Dual Career as Artist and Inventor

One of the most fascinating aspects of Morse’s life is his dual identity as both artist and inventor. For much of his life, he did not wish to be remembered primarily as a portrait painter, yet his powerful and sensitive portraits have been exhibited throughout the United States and are now recognized as among the finest ever produced by an American artist. His works depicting Lafayette, William Cullen Bryant, and other prominent figures demonstrate considerable artistic skill and sensitivity.

In many ways, Morse’s artistic training informed his approach to invention. His ability to visualize systems, his attention to detail, and his persistence in perfecting his work—qualities essential to both painting and invention—served him well in both careers. The transition from art to technology was not a complete abandonment of his earlier passion but rather an evolution driven by personal tragedy and intellectual curiosity.

Key Contributions to Technology and Communication

  • Developed a practical single-wire electric telegraph system based on electromagnetic principles
  • Co-created Morse code, an efficient system of dots and dashes for transmitting messages
  • Successfully demonstrated long-distance telegraph communication between Washington and Baltimore in 1844
  • Established the commercial viability of telegraphy through the Magnetic Telegraph Company
  • Contributed to the development of photography in America through early daguerreotype work
  • Founded and led the National Academy of Design, advancing the cause of American artists

Enduring Influence

The principles behind Morse’s telegraph laid the groundwork for virtually all subsequent developments in electronic communication. The concept of encoding information as electrical signals, transmitting those signals over wires, and decoding them at the receiving end became the foundation for telephone systems, radio broadcasting, television, and ultimately digital communications and the internet.

Morse code itself proved remarkably durable and adaptable. Beyond its original application in telegraphy, it was adopted for radio communication, particularly in maritime and aviation contexts.
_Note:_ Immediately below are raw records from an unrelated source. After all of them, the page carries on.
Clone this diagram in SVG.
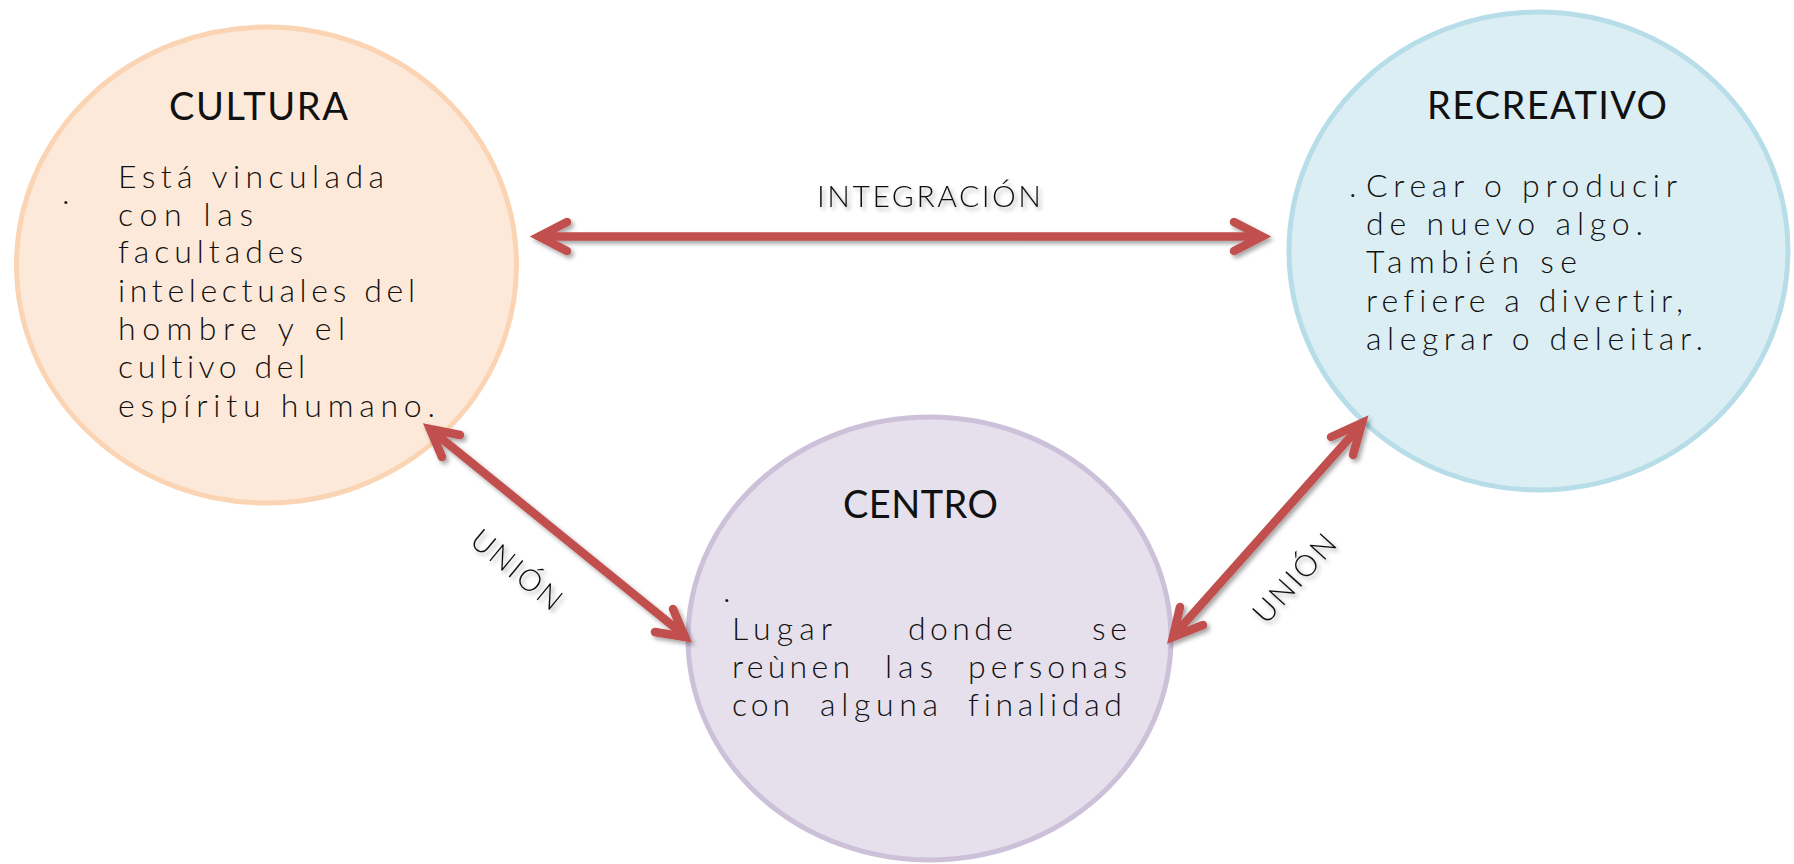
<svg xmlns="http://www.w3.org/2000/svg" width="1794" height="864" viewBox="0 0 1794 864">
<defs>
<filter id="sh" x="-20%" y="-20%" width="140%" height="140%">
<feDropShadow dx="2.5" dy="3" stdDeviation="2" flood-color="#000" flood-opacity="0.35"/>
</filter>
<style>
.t{font-family:Lato,"Liberation Sans",sans-serif;fill:#111;font-variant-ligatures:none;font-feature-settings:"liga" 0,"clig" 0;}
.title{font-size:38px;}
.body{font-size:32px;font-weight:300;}
.lbl{font-family:Lato,"Liberation Sans",sans-serif;font-size:30px;font-weight:300;fill:#111;font-variant-ligatures:none;}
.arr{fill:none;stroke:#C0504D;stroke-width:8.5;stroke-linecap:round;stroke-linejoin:miter;}
</style>
</defs>
<rect width="1794" height="864" fill="#fff"/>

<g id="cultura">
<ellipse cx="266.5" cy="265" rx="250" ry="238" fill="#FDE9D9" stroke="#FBD4B4" stroke-width="5"/>
<text class="t title" x="169" y="120" textLength="179" lengthAdjust="spacing">CULTURA</text>
<text class="t body" x="62" y="204">.</text>
<text class="t body" x="118" y="188" textLength="266" lengthAdjust="spacing">Está vinculada</text>
<text class="t body" x="118" y="226" textLength="135" lengthAdjust="spacing">con las</text>
<text class="t body" x="118" y="263" textLength="185" lengthAdjust="spacing">facultades</text>
<text class="t body" x="118" y="302" textLength="297" lengthAdjust="spacing">intelectuales del</text>
<text class="t body" x="118" y="340" textLength="227" lengthAdjust="spacing">hombre y el</text>
<text class="t body" x="118" y="378" textLength="187" lengthAdjust="spacing">cultivo del</text>
<text class="t body" x="118" y="417" textLength="317" lengthAdjust="spacing">espíritu humano.</text>
</g>

<g id="recreativo">
<ellipse cx="1538.5" cy="251" rx="249.5" ry="239" fill="#DBEEF3" stroke="#B6DDE8" stroke-width="5"/>
<text class="t title" x="1427" y="119" textLength="240" lengthAdjust="spacing">RECREATIVO</text>
<text class="t body" x="1349" y="197">.</text>
<text class="t body" x="1366" y="197" textLength="311" lengthAdjust="spacing">Crear o producir</text>
<text class="t body" x="1366" y="235" textLength="277" lengthAdjust="spacing">de nuevo algo.</text>
<text class="t body" x="1366" y="273" textLength="211" lengthAdjust="spacing">También se</text>
<text class="t body" x="1366" y="312" textLength="317" lengthAdjust="spacing">refiere a divertir,</text>
<text class="t body" x="1366" y="350" textLength="337" lengthAdjust="spacing">alegrar o deleitar.</text>
</g>

<g id="centro">
<ellipse cx="929.5" cy="638.5" rx="241.5" ry="221.5" fill="#E5E0EC" stroke="#CCC1D9" stroke-width="5"/>
<text class="t title" x="843" y="518" textLength="155" lengthAdjust="spacing">CENTRO</text>
<text class="t body" x="723" y="602">.</text>
<text class="t body" x="732" y="640" textLength="100" lengthAdjust="spacing">Lugar</text>
<text class="t body" x="908" y="640" textLength="105" lengthAdjust="spacing">donde</text>
<text class="t body" x="1092" y="640" textLength="35" lengthAdjust="spacing">se</text>
<text class="t body" x="732" y="678" textLength="118" lengthAdjust="spacing">reùnen</text>
<text class="t body" x="885" y="678" textLength="48" lengthAdjust="spacing">las</text>
<text class="t body" x="968" y="678" textLength="159" lengthAdjust="spacing">personas</text>
<text class="t body" x="732" y="716" textLength="58" lengthAdjust="spacing">con</text>
<text class="t body" x="820" y="716" textLength="118" lengthAdjust="spacing">alguna</text>
<text class="t body" x="968" y="716" textLength="154" lengthAdjust="spacing">finalidad</text>
</g>

<g id="connectors" filter="url(#sh)">
<g id="integracion">
<line class="arr" x1="540" y1="236.5" x2="1261" y2="236.5"/>
<polyline class="arr" points="567,222 539,236.5 567,251"/>
<polyline class="arr" points="1234,222 1262,236.5 1234,251"/>
<text class="lbl" x="817" y="207" textLength="224" lengthAdjust="spacing">INTEGRACIÓN</text>
</g>
<g id="union-left">
<line class="arr" x1="431" y1="430" x2="684" y2="635"/>
<polyline class="arr" points="460,435 430,429 442,457"/>
<polyline class="arr" points="655,632 685,637 673,609"/>
<text class="lbl" transform="translate(517,569) rotate(39.5)" x="0" y="11" text-anchor="middle" textLength="108" lengthAdjust="spacing">UNIÓN</text>
</g>
<g id="union-right">
<line class="arr" x1="1361" y1="425" x2="1174" y2="635"/>
<polyline class="arr" points="1331,437 1362,423 1353,455"/>
<polyline class="arr" points="1180,607 1173,637 1203,625"/>
<text class="lbl" transform="translate(1294,578) rotate(-48)" x="0" y="11" text-anchor="middle" textLength="108" lengthAdjust="spacing">UNIÓN</text>
</g>
</g>
</svg>
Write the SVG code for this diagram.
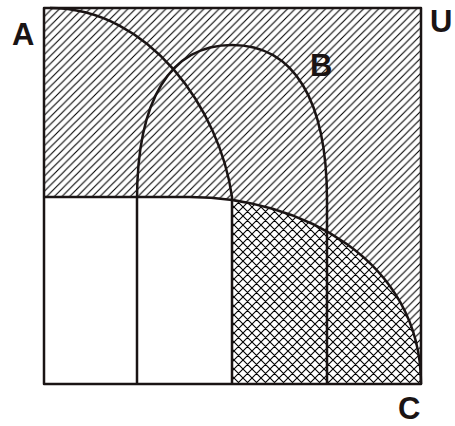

Amateur radio operators continue to use Morse code today, and it remains an international standard for emergency signaling. The simplicity and efficiency of the dot-dash system have ensured its survival even in an age of digital communication.

The Morse Telegraph Club, founded in 1942, continues to preserve the history of telegraphy and honor the memory of those who developed and operated these systems. While the number of telegraph operators has declined dramatically, the historical significance of Morse’s work remains widely recognized.

For those interested in learning more about the history of telecommunications and the development of early communication technologies, the Smithsonian Institution and the Library of Congress maintain extensive collections of Morse’s papers and artifacts. The Institute of Electrical and Electronics Engineers provides resources on the technical evolution of telegraph systems and their influence on modern communications.

Samuel Morse’s life story exemplifies the intersection of personal tragedy, artistic sensibility, scientific curiosity, and entrepreneurial determination. His journey from struggling portrait painter to celebrated inventor demonstrates how diverse experiences and skills can converge to produce innovations that transform society. While the telegraph itself has been superseded by newer technologies, the fundamental concept of instantaneous long-distance communication that Morse helped establish remains central to modern life, making his contributions as relevant today as they were in the 19th century.